In 1928, Stalin introduced the First Five-Year Plan for building a socialist economy. While encompassing the internationalism expressed by Lenin throughout the course of the Revolution, it also aimed for building socialism in one country. In industry, the state assumed control over all existing enterprises and undertook an intensive program of industrialization; in agriculture collective farms were established all over the country. It met widespread resistance from kulaks and some prosperous peasants, who withheld grain, resulting in a bitter struggle of this class against the authorities and the poor peasants. Famines occurred causing millions of deaths and surviving kulaks were politically persecuted and many sent to Gulags to do forced labour. A wide range of death tolls has been suggested, from as many as 60 million kulaks being killed suggested by Aleksandr Solzhenitsyn to as few as 700 thousand by Soviet news sources. Social upheaval continued in the mid-1930s. Stalin's Great Purge of the party eliminated many "Old Bolsheviks" who had participated in the Revolution with Lenin. Yet despite the turmoil of the mid- to late 1930s, the Soviet Union developed a powerful industrial economy in the years before World War II.

The 1930s saw closer cooperation between the West and the USSR. In 1933, diplomatic relations between the United States and the USSR were established. Four years later, the USSR actively supported the Republican forces in the Spanish Civil War against the Nationalists, which were supported by Fascist Italy and Nazi Germany. After Great Britain and France concluded the Munich Agreement with Nazi Germany, the USSR dealt with the latter as well by showing their solidarity with Czechoslovakia. When Czechoslovakia refused to abide by the agreement, the Soviet Union and Nazi Germany clashed again when Germany invaded Czechoslovakia on October 1, 1938.

[edit] Politics

The government of the Soviet Union administered the country's economy and society. It implemented decisions made by the leading political institution in the country, the Communist Party of the Soviet Union (CPSU).

The de facto leader of the Soviet Union was the First/General Secretary of the CPSU. The head of government was considered the Premier, and the head of state was considered the chairman of the Presidium. The Soviet leader could also have one (or both) of these positions, along with the position of General Secretary of the party.

[edit] Foreign policy

It is possible to detect three distinct phases in Soviet foreign policy between the conclusion of the Russian Civil War and the Nazi-Soviet Pact in 1939, determined in part by political struggles within the USSR, and in part by dynamic developments in international relations and the effect these had on Soviet security.

Although to begin within, and under the partial guidance of the Third International, the government of Lenin attempted to export revolution to the rest of Europe, this effectively came to a halt after the Soviet defeat in the war with Poland in 1921. Thereafter, a policy of peaceful co-existence began to emerge, with Soviet diplomats attempting to end the country's isolation, and concluding bi-lateral arrangements with 'capitalist' governments. Agreement was reached with Germany, Europe's other 'outcast' of the day, in the Treaty of Rapallo in 1922.

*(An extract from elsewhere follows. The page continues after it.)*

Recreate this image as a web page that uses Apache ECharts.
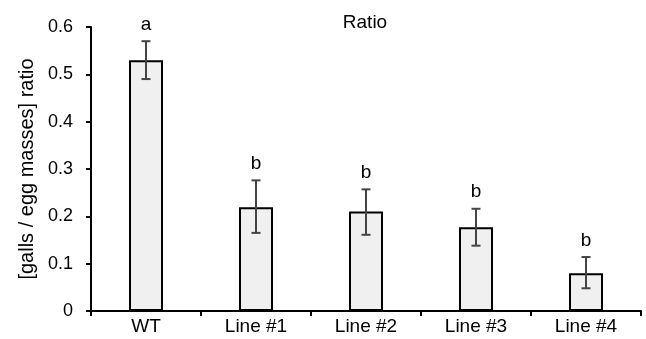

There were, however, still those in the Soviet government, most notably Leon Trotsky, who argued for the continuation of the revolutionary process, in terms of his theory of Permanent Revolution. After Lenin's death in 1924 Trotsky and the internationalists were opposed by Josef Stalin and Nikolai Bukharin, who developed the notion of Socialism in One Country. The foreign policy counterpart of Socialism in One Country was that of the United Front, with foreign Communists urged to enter into alliances with reformist left-wing parties and national liberation movements of all kinds. The high point of this strategy was the partnership between the Chinese Communist Party and the nationalist Kuomintang, a policy favoured by Stalin in particular, and a source of bitter dispute between him and Trotsky. The United Front policy in China effectively crashed to ruin in 1927, when Chiang Kai-shek massacred the native Communists and expelled all of his Soviet advisors, notably Mikhail Borodin.

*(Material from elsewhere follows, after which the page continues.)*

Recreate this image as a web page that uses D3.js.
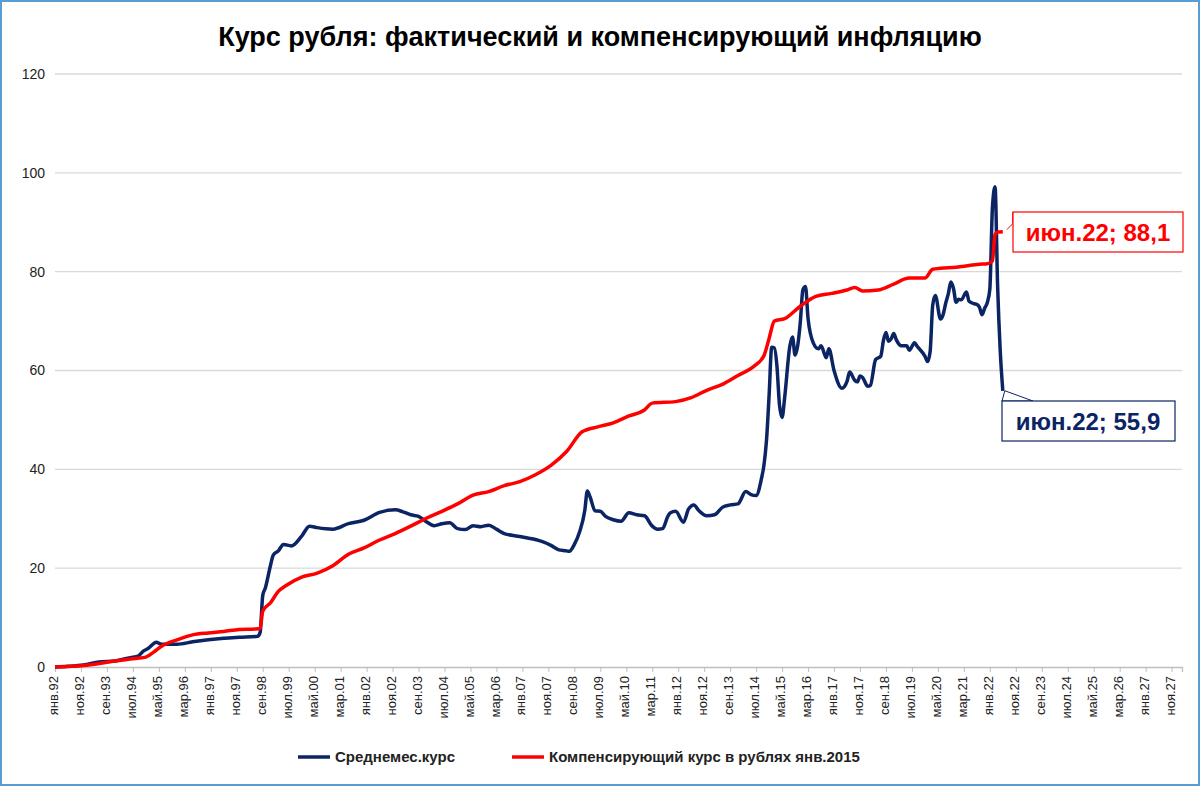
<!DOCTYPE html>
<html><head><meta charset="utf-8">
<script src="https://cdn.jsdelivr.net/npm/d3@7"></script>
<style>
body{margin:0;background:#fff;font-family:"Liberation Sans",Arial,sans-serif;}
</style></head>
<body><svg id="c" width="1200" height="786"></svg>
<script>
const START = new Date(1992, 0, 1);
const mIdx = s => { const [y, m] = s.split('-').map(Number); return (y - 1992) * 12 + (m - 1); };
const MONTHS = ['янв','фев','мар','апр','май','июн','июл','авг','сен','окт','ноя','дек'];

const blueDates = ['1992-01','1992-06','1992-12','1993-06','1993-12','1994-06','1994-09','1994-11','1995-01','1995-04','1995-06','1995-12','1996-06','1996-12','1997-06','1997-12','1998-07','1998-08','1998-09','1998-10','1998-12','1999-01','1999-03','1999-05','1999-08','1999-12','2000-03','2000-06','2000-12','2001-06','2001-12','2002-06','2002-12','2003-03','2003-06','2003-09','2003-12','2004-03','2004-06','2004-09','2004-12','2005-03','2005-06','2005-09','2005-12','2006-03','2006-06','2006-12','2007-03','2007-06','2007-09','2007-12','2008-03','2008-06','2008-07','2008-09','2008-11','2009-01','2009-02','2009-03','2009-05','2009-07','2009-09','2009-12','2010-03','2010-06','2010-09','2010-12','2011-03','2011-05','2011-07','2011-09','2011-10','2011-12','2012-03','2012-05','2012-07','2012-09','2012-12','2013-03','2013-06','2013-09','2013-12','2014-03','2014-05','2014-07','2014-09','2014-10','2014-11','2014-12','2015-01','2015-02','2015-03','2015-04','2015-05','2015-06','2015-08','2015-09','2015-10','2015-11','2015-12','2016-01','2016-02','2016-03','2016-05','2016-07','2016-08','2016-10','2016-11','2017-01','2017-04','2017-06','2017-07','2017-09','2017-10','2017-11','2017-12','2018-02','2018-03','2018-05','2018-07','2018-08','2018-09','2018-10','2018-11','2018-12','2019-01','2019-03','2019-05','2019-06','2019-08','2019-09','2019-12','2020-01','2020-02','2020-03','2020-04','2020-06','2020-07','2020-08','2020-09','2020-10','2020-11','2020-12','2021-01','2021-02','2021-04','2021-05','2021-07','2021-08','2021-09','2021-10','2021-11','2021-12','2022-01','2022-02','2022-03','2022-04','2022-05','2022-06'];
const blueVals = [0.0,0.13,0.4,1.0,1.2,1.9,2.2,3.2,3.8,5.0,4.6,4.6,5.1,5.5,5.8,6.0,6.2,7.0,14.5,16.0,20.6,22.6,23.5,24.8,24.5,26.5,28.5,28.2,27.9,29.0,29.7,31.3,31.8,31.4,30.8,30.5,29.4,28.6,29.0,29.2,28.0,27.8,28.6,28.4,28.7,27.9,27.0,26.4,26.1,25.8,25.3,24.6,23.7,23.5,23.4,24.8,27.3,31.6,35.6,34.5,31.6,31.5,30.5,29.8,29.5,31.2,30.8,30.6,28.5,27.9,28.0,30.5,31.2,31.5,29.3,32.0,32.8,31.6,30.6,30.8,32.3,32.8,33.0,35.5,34.9,34.7,38.0,40.8,45.9,55.0,64.7,64.6,61.0,53.0,50.5,54.6,65.0,66.8,63.1,65.0,69.7,76.3,77.0,70.5,65.6,64.4,65.0,62.6,64.4,60.0,56.4,57.8,59.7,58.0,57.7,58.9,58.6,56.8,57.0,62.2,62.9,66.0,67.7,65.9,66.4,67.5,66.2,65.0,65.0,64.1,65.6,64.9,62.9,61.8,63.8,73.2,75.2,70.4,71.3,73.6,75.5,77.9,76.6,73.8,74.4,74.3,75.9,74.0,73.5,73.4,72.8,71.3,72.6,73.7,76.5,93.0,97.2,77.0,64.0,55.9];

const redDates = ['1992-01','1992-12','1993-06','1993-12','1994-06','1994-12','1995-03','1995-06','1995-12','1996-06','1996-12','1997-06','1997-12','1998-06','1998-08','1998-09','1998-12','1999-03','1999-06','1999-12','2000-06','2000-12','2001-06','2001-12','2002-06','2002-12','2003-06','2003-12','2004-06','2004-12','2005-06','2005-12','2006-06','2006-12','2007-06','2007-12','2008-06','2008-12','2009-06','2009-12','2010-06','2010-12','2011-03','2011-12','2012-06','2012-12','2013-06','2013-12','2014-06','2014-10','2014-12','2015-02','2015-06','2015-12','2016-06','2016-12','2017-06','2017-09','2017-12','2018-06','2018-12','2019-06','2019-12','2020-03','2020-06','2020-12','2021-03','2021-09','2021-12','2022-02','2022-03','2022-04','2022-06'];
const redVals = [0.0,0.3,0.7,1.2,1.6,2.0,3.0,4.2,5.5,6.5,6.9,7.2,7.6,7.7,7.8,11.3,13.0,15.3,16.5,18.2,19.0,20.5,22.8,24.1,25.7,27.0,28.5,30.1,31.5,33.0,34.8,35.5,36.7,37.5,38.9,40.8,43.6,47.6,48.6,49.4,50.8,52.0,53.4,53.7,54.5,56.0,57.2,59.0,60.8,63.0,66.5,70.0,70.5,73.0,75.0,75.6,76.3,76.8,76.1,76.3,77.5,78.7,78.7,80.5,80.7,80.9,81.1,81.5,81.6,82.2,87.5,88.0,88.1];

const yTicks = [0, 20, 40, 60, 80, 100, 120];
const xTickMonths = d3.range(0, 431, 10);
const seriesNames = ['Среднемес.курс', 'Компенсирующий курс в рублях янв.2015'];
const title = 'Курс рубля: фактический и компенсирующий инфляцию';
const BLUE = '#0b2464', RED = '#ff0000';

const svg = d3.select('#c');
svg.append('rect').attr('x', 1).attr('y', 1).attr('width', 1198).attr('height', 784)
  .attr('fill', '#fff').attr('stroke', '#5b9bd5').attr('stroke-width', 2);

const m = { left: 55, right: 1182, top: 74, bottom: 667 };
const x = d3.scaleLinear().domain([0, 434]).range([m.left, m.right]);
const y = d3.scaleLinear().domain([0, 120]).range([m.bottom, m.top]);

svg.append('text').attr('x', 600).attr('y', 46).attr('text-anchor', 'middle')
  .attr('font-size', 27).attr('font-weight', 'bold').attr('fill', '#000').text(title);

// grid
svg.append('g').selectAll('line').data(yTicks.slice(1)).join('line')
  .attr('x1', m.left).attr('x2', m.right).attr('y1', d => y(d)).attr('y2', d => y(d))
  .attr('stroke', '#d9d9d9').attr('stroke-width', 1.3);

const ya = svg.append('g').attr('transform', `translate(${m.left - 4},0)`)
  .call(d3.axisLeft(y).tickValues(yTicks).tickSize(0).tickPadding(6));
ya.select('.domain').remove();
ya.selectAll('text').attr('font-size', 14).attr('fill', '#222').attr('font-family', '"Liberation Sans",Arial');

const xa = svg.append('g').attr('transform', `translate(0,${m.bottom})`)
  .call(d3.axisBottom(x).tickValues(xTickMonths).tickSize(5)
    .tickFormat(i => `${MONTHS[i % 12]}.${String((1992 + Math.floor(i / 12)) % 100).padStart(2, '0')}`));
xa.select('.domain').attr('stroke', '#bfbfbf').attr('stroke-width', 1.3);
xa.selectAll('line').attr('stroke', '#bfbfbf');
xa.selectAll('text').attr('font-size', 13).attr('fill', '#222').attr('font-family', '"Liberation Sans",Arial')
  .attr('text-anchor', 'end').attr('dy', '0.35em')
  .attr('transform', 'translate(-2,0) rotate(-90)').attr('x', -9).attr('y', 0);

const line = d3.line().x(d => x(d[0])).y(d => y(d[1])).curve(d3.curveMonotoneX);
const blue = blueDates.map((d, i) => [mIdx(d), blueVals[i]]);
const red = redDates.map((d, i) => [mIdx(d), redVals[i]]);

svg.append('path').datum(blue).attr('d', line).attr('fill', 'none')
  .attr('stroke', BLUE).attr('stroke-width', 3.5).attr('stroke-linejoin', 'round');
svg.append('path').datum(red).attr('d', line).attr('fill', 'none')
  .attr('stroke', RED).attr('stroke-width', 3.5).attr('stroke-linejoin', 'round');

// callouts
const lastR = red[red.length - 1], lastB = blue[blue.length - 1];
const rx = x(lastR[0]), ry = y(lastR[1]);
svg.append('path').attr('d', `M${rx + 4},${ry - 2} L${rx + 10},${ry - 8} L1013,212 L1013,222`)
  .attr('fill', 'none').attr('stroke', RED).attr('stroke-width', 1);
svg.append('rect').attr('x', 1013).attr('y', 212).attr('width', 170).attr('height', 40)
  .attr('fill', '#fff').attr('stroke', RED).attr('stroke-width', 1.2);
svg.append('text').attr('x', 1098).attr('y', 241).attr('text-anchor', 'middle')
  .attr('font-size', 24).attr('font-weight', 'bold').attr('fill', RED)
  .text(`июн.22; ${String(lastR[1]).replace('.', ',')}`);

const bx = x(lastB[0]), by = y(lastB[1]);
svg.append('path').attr('d', `M${bx + 2},${by} L1033,401 L1002,401 Z`)
  .attr('fill', '#fff').attr('stroke', BLUE).attr('stroke-width', 1);
svg.append('rect').attr('x', 1002).attr('y', 401).attr('width', 173).attr('height', 40)
  .attr('fill', '#fff').attr('stroke', BLUE).attr('stroke-width', 1.2);
svg.append('text').attr('x', 1088).attr('y', 430).attr('text-anchor', 'middle')
  .attr('font-size', 24).attr('font-weight', 'bold').attr('fill', BLUE)
  .text(`июн.22; ${String(lastB[1]).replace('.', ',')}`);

// legend
const leg = [{ x: 298, c: BLUE, t: seriesNames[0] }, { x: 512, c: RED, t: seriesNames[1] }];
leg.forEach(l => {
  svg.append('line').attr('x1', l.x).attr('x2', l.x + 32).attr('y1', 757).attr('y2', 757)
    .attr('stroke', l.c).attr('stroke-width', 3.5);
  svg.append('text').attr('x', l.x + 37).attr('y', 762).attr('font-size', 15)
    .attr('font-weight', 'bold').attr('fill', '#222').text(l.t);
});
</script></body></html>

The following year, after having defeated the left-opposition, led by Trotsky and Grigory Zinoviev, and the right-opposition, led by Nikolai Bukharin, Stalin began the wholesale collectivisation of Soviet agriculture, accompanied by a major programme of planned industrialisation. This new radical phase was paralleled by the formulation of a new doctrine in the International, that of the so-called Third Period, an ultra-left switch in policy, which argued that Social Democracy, whatever shape it took, was a form of Social fascism, socialist in theory but fascist in practice. All foreign Communist Parties-increasinngly agents of Soviet policy-were to concentrate their efforts in a struggle against their rivals in the working-class movement, ignoring the threat of real Fascism. There were to be no united fronts against a greater enemy. The catastrophic effects of this policy, and the negative effect it had on Soviet security, was to be fully demonstrated by the victory of Hitler in 1933, followed by the destruction of the German Communist Party, the strongest in Europe. The Third Way and Social Fascism were quickly dropped into the dustbin of history. Once again collaboration with other progressive elements was the key, in the form of the Popular Front, which cast the net still wider to embrace moderate bourgeois parties. Soviet-German cooperation, extensive until 1933, has been now limited.

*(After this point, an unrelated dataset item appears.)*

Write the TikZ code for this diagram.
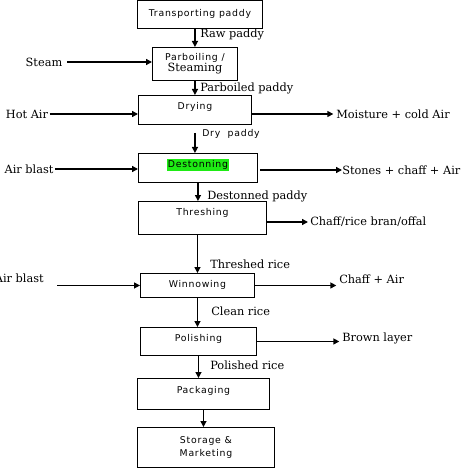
\documentclass[tikz,border=0pt]{standalone}
\usepackage{fontspec}
\usetikzlibrary{arrows.meta, positioning}
\newfontfamily\boxfont[LetterSpace=8]{DejaVu Sans}
\newfontfamily\notefont{DejaVu Serif}
\definecolor{hlgreen}{RGB}{30,235,20}

\begin{document}
\begin{tikzpicture}[x=0.75pt, y=-0.75pt,
    stage/.style={draw, line width=0.7pt, anchor=north west, inner xsep=0pt, inner ysep=0pt, font=\boxfont\fontsize{7}{9}\selectfont},
    note/.style={font=\notefont\fontsize{8.5}{10}\selectfont, inner sep=0pt},
    flow/.style={line width=1pt, -{Triangle[length=4.5pt, width=4.5pt]}}]
    \useasboundingbox (0,0) rectangle (474,474);
    % Process boxes
    \node[stage, minimum width=93.75pt, text height=12pt, text depth=9pt] (transport) at (137,0) {Transporting paddy};
    \node[stage, align=center, minimum width=63.75pt, minimum height=24.75pt] (parboil) at (152,47) {Parboiling /\\[-1pt]{\notefont\fontsize{8.5}{10}\selectfont Steaming}};
    \node[stage, minimum width=84.75pt, text height=10.5pt, text depth=11.25pt] (drying) at (138,95) {Drying};
    \node[stage, minimum width=89.25pt, text height=10.5pt, text depth=11.25pt] (destone) at (138,153) {\setlength{\fboxsep}{1pt}\colorbox{hlgreen}{Destonning}};
    \node[stage, minimum width=96pt, text height=10.5pt, text depth=14.25pt] (thresh) at (138,201) {Threshing};
    \node[stage, minimum width=85.5pt, text height=10.5pt, text depth=7.5pt] (winnow) at (140,273) {Winnowing};
    \node[stage, minimum width=87pt, text height=10.5pt, text depth=10.5pt] (polish) at (140,327) {Polishing};
    \node[stage, minimum width=99pt, text height=11.25pt, text depth=12pt] (pack) at (137,378) {Packaging};
    \node[stage, align=center, minimum width=102.75pt, minimum height=30pt] (store) at (137,427) {Storage \&\\[1pt]Marketing};

    % Inputs and outputs
    \node[note] (steam) at (44,62) {Steam};
    \node[note] (hotair) at (27,114) {Hot Air};
    \node[note] (blast1) at (29,169) {Air blast};
    \node[note, anchor=east] (blast2) at (44,278) {Air blast};
    \node[note, anchor=west] (moist) at (336,114) {Moisture + cold Air};
    \node[note, anchor=west] (stones) at (342,170) {Stones + chaff + Air};
    \node[note, anchor=west] (bran) at (310,222) {Chaff/rice bran/offal};
    \node[note, anchor=west] (chaff) at (339,279) {Chaff + Air};
    \node[note, anchor=west] (brown) at (342,338) {Brown layer};

    % Flow labels
    \node[note, anchor=west] (raw) at (200,34) {Raw paddy};
    \node[note, anchor=west] (parb) at (200,88) {Parboiled paddy};
    \node[note, anchor=west, font=\boxfont\fontsize{7}{9}\selectfont] (dry) at (202,134) {Dry\ \ paddy};
    \node[note, anchor=west] (destoned) at (207,196) {Destonned paddy};
    \node[note, anchor=west] (threshed) at (210,264) {Threshed rice};
    \node[note, anchor=west] (clean) at (211,311) {Clean rice};
    \node[note, anchor=west] (polished) at (210,365) {Polished rice};

    \draw[flow] (transport.south -| parboil.north) -- (parboil.north);
    \draw[flow] (parboil.south) -- (parboil.south |- drying.north);
    \draw[flow, shorten <=6pt] (drying.south) -- (drying.south |- destone.north);
    \draw[flow] (destone.south) -- (destone.south |- thresh.north);
    \draw[flow] (winnow.north |- thresh.south) -- (winnow.north);
    \draw[flow] (winnow.south) -- (winnow.south |- polish.north);
    \draw[flow] (polish.south) -- (polish.south |- pack.north);
    \draw[flow] (pack.south) -- (pack.south |- store.north);

    \draw[flow, shorten <=3.5pt] (steam.east) -- (steam.east -| parboil.west);
    \draw[flow, shorten <=1pt] (hotair.east) -- (hotair.east -| drying.west);
    \draw[flow, shorten >=2pt] (drying.east |- moist.west) -- (moist.west);
    \draw[flow, shorten <=1pt] (blast1.east) -- (blast1.east -| destone.west);
    \draw[flow, shorten <=1.5pt] (destone.east |- stones.west) -- (stones.west);
    \draw[flow, shorten >=1.5pt] (thresh.east |- bran.west) -- (bran.west);
    \draw[flow, shorten <=10pt] (blast2.east |- winnow.west) -- (winnow.west);
    \draw[flow, shorten >=2pt] (winnow.east) -- (winnow.east -| chaff.west);
    \draw[flow, shorten >=2pt] (polish.east) -- (polish.east -| brown.west);
\end{tikzpicture}
\end{document}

Hand-in-hand with the promotion of Popular Fronts, Maxim Litvinov, Commissar for Foreign Affairs between 1930 and 1939, aimed at closer alliances with western governments, and placed ever greater emphasis on collective security. The new policy led to the Soviet Union joining the League of Nations in 1934, and the subsequent conclusion of alliances with France and Czechoslovakia. In the League the Soviets were active in demanding action against imperialist aggression, a particular danger to them after the Japanese invasion of Manchuria, which eventually resulted in the Soviet-Japanese Battle of Khalkhin Gol.

But against the rise of militant fascism and imperialism the League accompanied very little. Indeed, in the end it was only USSR that took a stand in trying to preserve the Second Spanish Republic, and its Popular Front government, from the Fascist rebellion of 1936.